How to turn a calculator estimate into a real audit plan
After you calculate a preliminary number, treat it as a starting point for structured discussion. First, review whether the employee count truly reflects everyone affecting the scoped management system. Second, validate whether all sites are included properly. Third, assess whether your complexity selection is realistic rather than optimistic. In aerospace environments, underestimating complexity is a common planning error.
Next, translate the estimate into an internal readiness checklist. Ask whether your process owners can support interviews without disrupting customer commitments. Confirm that required records are organized, current, and easily retrievable. Make sure internal audit outputs, corrective action records, KPI trends, supplier controls, training evidence, calibration status, and management review outputs can all be produced efficiently. Audit day planning is most useful when it drives better readiness, not just cost forecasting.
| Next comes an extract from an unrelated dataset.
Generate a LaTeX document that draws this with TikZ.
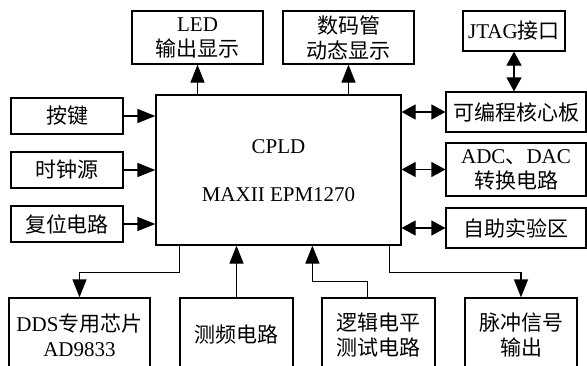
\documentclass[tikz,border=0pt]{standalone}
\usepackage{fontspec}
\setmainfont{Liberation Serif}
\newfontfamily\cjk{Noto Sans CJK SC}
\usetikzlibrary{arrows.meta,calc}
\begin{document}
\begin{tikzpicture}[x=1pt,y=-1pt,
  box/.style={draw, line width=1.2pt, inner sep=0pt, align=center,
    font=\fontsize{21}{25}\selectfont},
  arr/.style={line width=1.2pt, -{Triangle[length=18pt,width=14pt]}},
  dbl/.style={line width=1.2pt, {Triangle[length=14pt,width=15pt]}-{Triangle[length=14pt,width=15pt]}}]
\useasboundingbox (0,0) rectangle (587,365);
\clip (0,0) rectangle (587,365);
% top
\node[box, minimum width=131pt, minimum height=53pt] (led) at (197.5,37.5) {LED\\{\cjk 输出显示}};
\node[box, minimum width=131pt, minimum height=53pt] (smg) at (348.5,37.5) {{\cjk 数码管}\\{\cjk 动态显示}};
\node[box, minimum width=102pt, minimum height=40pt] (jtag) at (514,31) {JTAG{\cjk 接口}};
% right
\node[box, minimum width=140pt, minimum height=40pt] (core) at (516,112) {\cjk 可编程核心板};
\node[box, minimum width=140pt, minimum height=53pt] (adc) at (516,169.5) {ADC{\cjk 、}DAC\\{\cjk 转换电路}};
\node[box, minimum width=140pt, minimum height=40pt] (self) at (516,228) {\cjk 自助实验区};
% left
\node[box, minimum width=112pt, minimum height=36pt] (key) at (67,116) {\cjk 按键};
\node[box, minimum width=112pt, minimum height=36pt] (clk) at (67,170) {\cjk 时钟源};
\node[box, minimum width=112pt, minimum height=36pt] (rst) at (67,224) {\cjk 复位电路};
% center
\node[box, minimum width=245pt, minimum height=150pt] (cpld) at (278.5,170) {};
\node[font=\fontsize{21}{25}\selectfont] (t1) at (278.5,147) {CPLD};
\node[font=\fontsize{21}{25}\selectfont] (t2) at (278.5,195) {MAXII EPM1270};
% bottom
\node[box, minimum width=141pt, minimum height=74pt] (dds) at (79.5,335) {DDS{\cjk 专用芯片}\\AD9833};
\node[box, minimum width=113pt, minimum height=74pt] (freq) at (236.5,335) {\cjk 测频电路};
\node[box, minimum width=113pt, minimum height=74pt] (logic) at (378.5,335) {{\cjk 逻辑电平}\\{\cjk 测试电路}};
\node[box, minimum width=112pt, minimum height=74pt] (pulse) at (521,335) {{\cjk 脉冲信号}\\{\cjk 输出}};
% connectors
\draw[arr] (led.south |- cpld.north) -- (led.south);
\draw[arr] (smg.south |- cpld.north) -- (smg.south);
\draw[dbl] (jtag.south) -- (jtag.south |- core.north);
\draw[arr] (key.east) -- (key.east -| cpld.west);
\draw[arr] (clk.east) -- (clk.east -| cpld.west);
\draw[arr] (rst.east) -- (rst.east -| cpld.west);
\draw[dbl] (core.west -| cpld.east) -- (core.west);
\draw[dbl] (adc.west -| cpld.east) -- (adc.west);
\draw[dbl] (self.west -| cpld.east) -- (self.west);
\coordinate (c1) at ($(cpld.south west)+(24,0)$);
\draw[arr] (c1) -- ($(c1)+(0,27)$) -| (dds.north);
\draw[arr] (freq.north) -- (freq.north |- cpld.south);
\coordinate (l1) at ($(logic.north)+(-11,0)$);
\coordinate (c2) at ($(cpld.south west)+(157,0)$);
\draw[arr] (l1) -- ($(l1)+(0,-16)$) -| (c2);
\coordinate (c3) at ($(cpld.south west)+(234,0)$);
\draw[arr] (c3) -- ($(c3)+(0,27)$) -| (pulse.north);
\end{tikzpicture}
\end{document}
Final perspective on using an AS9100 audit days calculator
A high-quality AS9100 audit days calculator gives aerospace organizations a credible way to frame budget discussions, certification timelines, and internal preparation effort. It helps transform a vague question into a practical operational forecast. That said, the strongest use of the tool is not to defend the lowest possible number. The strongest use is to create a realistic planning baseline that reflects the true maturity, scale, and complexity of the organization.
If you approach audit day estimation thoughtfully, you will be better positioned to coordinate resources, reduce disruption, and enter the certification process with clarity. That is exactly what good quality planning should accomplish: fewer surprises, stronger execution, and better alignment between the management system on paper and the one operating every day on the shop floor, in engineering, and across your supplier network.